Intendiamoci, la caccia al poveraccio è sempre stata molto liberatoria, indipendentemente da che fosse negro, donna, disabile, frocio, pellerossa o altro, ma un conto è un intimo gusto perverso, un conto è dirsi “oh, fico sparare ai negri eh? – Regolare! Bisogna farlo.”. E come abbiamo visto non è inserendo negri, donne, disabili, froci e via discorrendo nei posti di potere che risolviamo la questione, che lì giunti sanno essere peggiori dei loro stessi aguzzini, la storia deve toccarci, toccarci tutti, fosse anche passando da un lancio in uno sport che sembrava proprio alfiere del non-pensiero e della distrazione di massa.

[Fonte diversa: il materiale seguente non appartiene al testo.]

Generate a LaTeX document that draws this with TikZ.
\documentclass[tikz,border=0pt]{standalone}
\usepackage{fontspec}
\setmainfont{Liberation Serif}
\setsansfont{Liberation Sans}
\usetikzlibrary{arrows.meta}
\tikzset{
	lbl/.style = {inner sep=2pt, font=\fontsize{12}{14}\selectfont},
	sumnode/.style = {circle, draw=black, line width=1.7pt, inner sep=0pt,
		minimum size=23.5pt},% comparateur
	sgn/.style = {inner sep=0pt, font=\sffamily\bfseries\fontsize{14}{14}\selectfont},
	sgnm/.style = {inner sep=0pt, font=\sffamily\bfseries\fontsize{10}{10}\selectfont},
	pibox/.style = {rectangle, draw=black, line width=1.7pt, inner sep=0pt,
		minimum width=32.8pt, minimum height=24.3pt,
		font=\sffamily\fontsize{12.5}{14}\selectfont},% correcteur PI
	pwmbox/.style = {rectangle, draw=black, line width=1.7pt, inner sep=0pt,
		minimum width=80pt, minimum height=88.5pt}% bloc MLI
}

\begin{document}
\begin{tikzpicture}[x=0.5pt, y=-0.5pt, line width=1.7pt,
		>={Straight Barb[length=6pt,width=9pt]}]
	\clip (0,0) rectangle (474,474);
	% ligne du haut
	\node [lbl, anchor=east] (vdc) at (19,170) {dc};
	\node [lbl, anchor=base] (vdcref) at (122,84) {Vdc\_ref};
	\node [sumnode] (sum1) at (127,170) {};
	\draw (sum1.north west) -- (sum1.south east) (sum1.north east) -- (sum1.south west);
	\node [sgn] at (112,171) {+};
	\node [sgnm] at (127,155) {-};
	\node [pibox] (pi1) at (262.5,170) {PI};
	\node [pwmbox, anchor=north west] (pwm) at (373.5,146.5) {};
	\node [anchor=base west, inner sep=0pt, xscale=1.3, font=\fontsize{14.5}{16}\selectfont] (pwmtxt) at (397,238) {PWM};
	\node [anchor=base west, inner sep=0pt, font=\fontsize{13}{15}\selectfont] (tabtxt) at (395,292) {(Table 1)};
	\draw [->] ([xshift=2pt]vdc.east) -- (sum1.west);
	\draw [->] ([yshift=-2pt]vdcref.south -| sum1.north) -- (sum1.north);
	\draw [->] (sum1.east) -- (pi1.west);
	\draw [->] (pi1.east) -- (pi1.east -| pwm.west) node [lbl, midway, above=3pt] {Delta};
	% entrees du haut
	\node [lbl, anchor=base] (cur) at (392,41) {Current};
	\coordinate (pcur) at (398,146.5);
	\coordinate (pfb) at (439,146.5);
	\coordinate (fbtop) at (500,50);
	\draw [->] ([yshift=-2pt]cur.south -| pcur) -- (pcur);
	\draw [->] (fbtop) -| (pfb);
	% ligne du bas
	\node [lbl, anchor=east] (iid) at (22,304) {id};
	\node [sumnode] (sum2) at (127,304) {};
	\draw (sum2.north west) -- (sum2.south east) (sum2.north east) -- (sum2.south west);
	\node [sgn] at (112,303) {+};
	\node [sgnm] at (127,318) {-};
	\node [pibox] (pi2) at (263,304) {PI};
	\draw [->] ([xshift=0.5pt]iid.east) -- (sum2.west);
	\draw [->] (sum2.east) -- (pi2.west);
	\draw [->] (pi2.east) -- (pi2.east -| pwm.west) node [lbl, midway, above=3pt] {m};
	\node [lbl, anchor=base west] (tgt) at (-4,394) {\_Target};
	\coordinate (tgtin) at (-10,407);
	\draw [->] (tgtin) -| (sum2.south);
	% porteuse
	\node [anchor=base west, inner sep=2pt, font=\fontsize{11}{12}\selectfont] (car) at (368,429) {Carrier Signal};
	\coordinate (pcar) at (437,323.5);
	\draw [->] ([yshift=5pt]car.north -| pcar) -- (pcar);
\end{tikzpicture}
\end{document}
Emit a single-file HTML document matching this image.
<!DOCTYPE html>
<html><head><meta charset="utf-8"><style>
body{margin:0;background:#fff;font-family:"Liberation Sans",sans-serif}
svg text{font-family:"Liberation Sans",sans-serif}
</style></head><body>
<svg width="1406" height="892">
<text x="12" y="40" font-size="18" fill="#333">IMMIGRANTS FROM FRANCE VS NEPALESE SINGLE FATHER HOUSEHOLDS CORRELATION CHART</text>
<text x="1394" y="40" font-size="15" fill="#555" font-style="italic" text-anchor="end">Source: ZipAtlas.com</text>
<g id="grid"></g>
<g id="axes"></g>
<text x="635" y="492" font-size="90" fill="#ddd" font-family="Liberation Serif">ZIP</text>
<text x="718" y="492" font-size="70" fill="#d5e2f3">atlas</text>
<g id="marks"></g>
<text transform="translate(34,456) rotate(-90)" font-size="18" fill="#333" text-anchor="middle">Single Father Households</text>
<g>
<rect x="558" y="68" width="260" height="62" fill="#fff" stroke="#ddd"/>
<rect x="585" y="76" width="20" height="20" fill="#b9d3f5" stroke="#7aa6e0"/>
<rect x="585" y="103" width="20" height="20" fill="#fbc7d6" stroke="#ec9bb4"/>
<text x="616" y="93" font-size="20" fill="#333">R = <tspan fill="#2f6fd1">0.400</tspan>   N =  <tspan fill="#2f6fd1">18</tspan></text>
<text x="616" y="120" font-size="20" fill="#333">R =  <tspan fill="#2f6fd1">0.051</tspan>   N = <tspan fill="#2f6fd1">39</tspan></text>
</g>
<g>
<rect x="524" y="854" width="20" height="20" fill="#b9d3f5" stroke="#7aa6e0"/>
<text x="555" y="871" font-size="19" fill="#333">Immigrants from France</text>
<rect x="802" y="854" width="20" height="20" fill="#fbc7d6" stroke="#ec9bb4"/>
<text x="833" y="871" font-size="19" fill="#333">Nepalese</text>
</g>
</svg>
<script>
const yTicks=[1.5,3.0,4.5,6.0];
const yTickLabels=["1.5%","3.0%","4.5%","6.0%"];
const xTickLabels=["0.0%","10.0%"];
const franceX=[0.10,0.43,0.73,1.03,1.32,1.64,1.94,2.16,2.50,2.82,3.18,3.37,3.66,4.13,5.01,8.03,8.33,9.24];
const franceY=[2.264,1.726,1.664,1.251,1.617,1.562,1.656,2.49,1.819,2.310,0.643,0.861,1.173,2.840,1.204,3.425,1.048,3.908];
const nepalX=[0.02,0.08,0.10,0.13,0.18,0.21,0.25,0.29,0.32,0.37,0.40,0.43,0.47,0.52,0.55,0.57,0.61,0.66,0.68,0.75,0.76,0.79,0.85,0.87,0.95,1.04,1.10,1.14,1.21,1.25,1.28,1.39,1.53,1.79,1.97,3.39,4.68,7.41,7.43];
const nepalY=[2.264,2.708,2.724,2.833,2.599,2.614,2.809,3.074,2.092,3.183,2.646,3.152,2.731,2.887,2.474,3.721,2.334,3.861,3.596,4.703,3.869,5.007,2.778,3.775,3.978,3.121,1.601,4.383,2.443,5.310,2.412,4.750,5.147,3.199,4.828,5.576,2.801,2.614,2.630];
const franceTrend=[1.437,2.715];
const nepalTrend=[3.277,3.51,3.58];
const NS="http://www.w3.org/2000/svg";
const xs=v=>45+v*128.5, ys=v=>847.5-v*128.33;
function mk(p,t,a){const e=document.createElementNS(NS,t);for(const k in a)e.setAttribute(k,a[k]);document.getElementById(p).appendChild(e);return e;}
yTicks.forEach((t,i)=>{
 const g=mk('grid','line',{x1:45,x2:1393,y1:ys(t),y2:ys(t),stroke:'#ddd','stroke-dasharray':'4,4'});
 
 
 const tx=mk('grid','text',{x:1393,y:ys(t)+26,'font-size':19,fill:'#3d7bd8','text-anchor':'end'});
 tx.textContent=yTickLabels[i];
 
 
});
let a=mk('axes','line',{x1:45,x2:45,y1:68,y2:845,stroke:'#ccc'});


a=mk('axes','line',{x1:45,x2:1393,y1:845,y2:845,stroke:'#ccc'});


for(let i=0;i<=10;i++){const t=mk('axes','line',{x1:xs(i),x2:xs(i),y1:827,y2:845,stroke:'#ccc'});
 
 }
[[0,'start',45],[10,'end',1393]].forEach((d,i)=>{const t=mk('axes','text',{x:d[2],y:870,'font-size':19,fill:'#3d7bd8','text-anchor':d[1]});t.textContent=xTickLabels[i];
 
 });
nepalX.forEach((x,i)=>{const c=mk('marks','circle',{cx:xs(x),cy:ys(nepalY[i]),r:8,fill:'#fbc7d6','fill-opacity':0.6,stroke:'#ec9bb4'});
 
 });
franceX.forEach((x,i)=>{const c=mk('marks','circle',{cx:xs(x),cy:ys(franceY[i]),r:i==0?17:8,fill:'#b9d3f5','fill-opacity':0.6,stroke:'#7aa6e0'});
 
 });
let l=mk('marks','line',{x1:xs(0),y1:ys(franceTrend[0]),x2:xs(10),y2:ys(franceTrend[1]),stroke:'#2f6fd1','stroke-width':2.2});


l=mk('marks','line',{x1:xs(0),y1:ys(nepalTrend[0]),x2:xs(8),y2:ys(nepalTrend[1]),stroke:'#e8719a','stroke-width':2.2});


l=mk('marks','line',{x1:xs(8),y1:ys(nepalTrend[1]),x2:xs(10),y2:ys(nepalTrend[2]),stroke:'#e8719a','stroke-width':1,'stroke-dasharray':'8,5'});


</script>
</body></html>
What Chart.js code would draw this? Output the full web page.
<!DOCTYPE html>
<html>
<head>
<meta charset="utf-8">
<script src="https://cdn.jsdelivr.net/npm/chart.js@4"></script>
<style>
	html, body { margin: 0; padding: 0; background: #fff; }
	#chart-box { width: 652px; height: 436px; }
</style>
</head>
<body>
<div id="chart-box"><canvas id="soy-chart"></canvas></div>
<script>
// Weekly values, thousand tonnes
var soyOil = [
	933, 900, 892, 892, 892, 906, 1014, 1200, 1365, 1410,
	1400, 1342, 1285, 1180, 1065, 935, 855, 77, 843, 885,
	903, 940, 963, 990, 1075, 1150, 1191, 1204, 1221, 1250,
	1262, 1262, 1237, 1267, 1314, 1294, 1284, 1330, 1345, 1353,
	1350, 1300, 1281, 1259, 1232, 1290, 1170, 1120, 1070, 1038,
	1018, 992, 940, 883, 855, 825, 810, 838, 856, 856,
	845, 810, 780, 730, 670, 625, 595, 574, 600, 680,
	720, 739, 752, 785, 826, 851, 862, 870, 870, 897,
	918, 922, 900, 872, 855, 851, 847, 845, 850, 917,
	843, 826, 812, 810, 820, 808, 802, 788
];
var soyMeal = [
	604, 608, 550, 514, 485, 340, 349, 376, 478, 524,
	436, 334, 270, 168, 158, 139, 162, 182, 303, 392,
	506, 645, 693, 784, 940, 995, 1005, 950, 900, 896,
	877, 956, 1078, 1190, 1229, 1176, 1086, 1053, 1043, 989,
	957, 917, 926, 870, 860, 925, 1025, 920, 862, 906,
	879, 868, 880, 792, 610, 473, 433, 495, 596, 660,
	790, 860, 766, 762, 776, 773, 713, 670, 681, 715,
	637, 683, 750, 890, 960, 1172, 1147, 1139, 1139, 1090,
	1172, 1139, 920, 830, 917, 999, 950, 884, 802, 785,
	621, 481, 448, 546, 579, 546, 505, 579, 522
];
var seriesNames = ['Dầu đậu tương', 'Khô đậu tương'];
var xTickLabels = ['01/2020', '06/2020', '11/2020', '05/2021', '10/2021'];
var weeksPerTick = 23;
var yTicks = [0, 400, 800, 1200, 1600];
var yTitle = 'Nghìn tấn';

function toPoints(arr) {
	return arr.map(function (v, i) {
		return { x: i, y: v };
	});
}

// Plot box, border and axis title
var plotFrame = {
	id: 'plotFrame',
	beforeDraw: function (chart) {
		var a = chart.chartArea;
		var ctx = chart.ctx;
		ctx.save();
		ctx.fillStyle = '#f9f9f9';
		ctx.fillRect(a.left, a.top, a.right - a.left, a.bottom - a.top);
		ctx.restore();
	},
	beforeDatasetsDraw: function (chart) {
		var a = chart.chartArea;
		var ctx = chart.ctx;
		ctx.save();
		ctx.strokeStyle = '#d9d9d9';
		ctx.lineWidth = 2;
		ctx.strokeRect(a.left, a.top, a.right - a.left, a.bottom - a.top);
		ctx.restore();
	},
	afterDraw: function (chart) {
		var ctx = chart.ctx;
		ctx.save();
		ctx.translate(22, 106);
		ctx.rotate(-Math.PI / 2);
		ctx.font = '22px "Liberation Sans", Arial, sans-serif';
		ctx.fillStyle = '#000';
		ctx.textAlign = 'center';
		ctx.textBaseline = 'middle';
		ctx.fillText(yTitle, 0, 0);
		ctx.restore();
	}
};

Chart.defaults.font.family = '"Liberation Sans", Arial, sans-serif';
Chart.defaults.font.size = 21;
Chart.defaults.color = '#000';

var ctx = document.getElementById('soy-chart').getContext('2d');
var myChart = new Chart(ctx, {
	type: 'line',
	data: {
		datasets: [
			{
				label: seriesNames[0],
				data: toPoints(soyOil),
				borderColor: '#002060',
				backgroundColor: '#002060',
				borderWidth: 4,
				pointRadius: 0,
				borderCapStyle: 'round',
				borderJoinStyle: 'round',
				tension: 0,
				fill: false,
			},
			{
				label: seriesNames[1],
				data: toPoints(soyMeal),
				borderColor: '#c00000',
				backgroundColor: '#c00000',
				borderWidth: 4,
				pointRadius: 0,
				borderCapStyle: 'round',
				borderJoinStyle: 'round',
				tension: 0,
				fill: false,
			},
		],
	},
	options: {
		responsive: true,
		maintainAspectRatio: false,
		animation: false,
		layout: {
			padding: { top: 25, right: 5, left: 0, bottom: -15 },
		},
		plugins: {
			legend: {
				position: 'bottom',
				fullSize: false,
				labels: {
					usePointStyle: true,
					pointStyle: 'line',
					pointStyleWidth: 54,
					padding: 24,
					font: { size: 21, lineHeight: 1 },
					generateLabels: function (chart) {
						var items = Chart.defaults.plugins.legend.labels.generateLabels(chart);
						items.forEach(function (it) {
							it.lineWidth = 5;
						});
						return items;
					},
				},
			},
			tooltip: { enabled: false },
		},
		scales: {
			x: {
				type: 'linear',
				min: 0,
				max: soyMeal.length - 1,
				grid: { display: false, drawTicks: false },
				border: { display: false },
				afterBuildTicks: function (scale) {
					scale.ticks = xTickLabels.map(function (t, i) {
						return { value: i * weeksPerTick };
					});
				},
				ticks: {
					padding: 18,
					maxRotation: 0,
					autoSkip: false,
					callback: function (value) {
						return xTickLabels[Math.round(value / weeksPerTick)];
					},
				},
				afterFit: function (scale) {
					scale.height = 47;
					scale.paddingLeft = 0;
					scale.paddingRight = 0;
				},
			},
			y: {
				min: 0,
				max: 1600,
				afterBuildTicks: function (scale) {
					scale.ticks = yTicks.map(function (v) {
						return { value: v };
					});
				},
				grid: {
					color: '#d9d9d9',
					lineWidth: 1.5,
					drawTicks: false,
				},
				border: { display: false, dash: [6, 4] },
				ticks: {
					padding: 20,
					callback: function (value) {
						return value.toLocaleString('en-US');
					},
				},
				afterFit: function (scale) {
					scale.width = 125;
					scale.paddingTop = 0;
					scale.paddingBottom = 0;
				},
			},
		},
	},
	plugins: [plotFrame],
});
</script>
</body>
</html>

Nel frattempo, sebbene non sia certo io il primo a dirlo, esercitatevi con questo pensiero: se vi indigna di più la protesta per la violenza sui civili che la violenza sui civili, voi non avete un problema, voi siete il problema.
[D.C.]
È una battuta un po’ usurata, ma… 92 minuti di applausi!
Mi viene da pensare che questa ‘uscita del Demente alla Casa Bianca sia in qualche modo intersecata alla sodomizzazione da lui subita ancora una volta sulla cancellazione dell’Obamacare.
Credo e spero che questo fatto possa un giorno comparire sui libri di storia, perché forse adesso non è ancora così chiaro che peso abbia.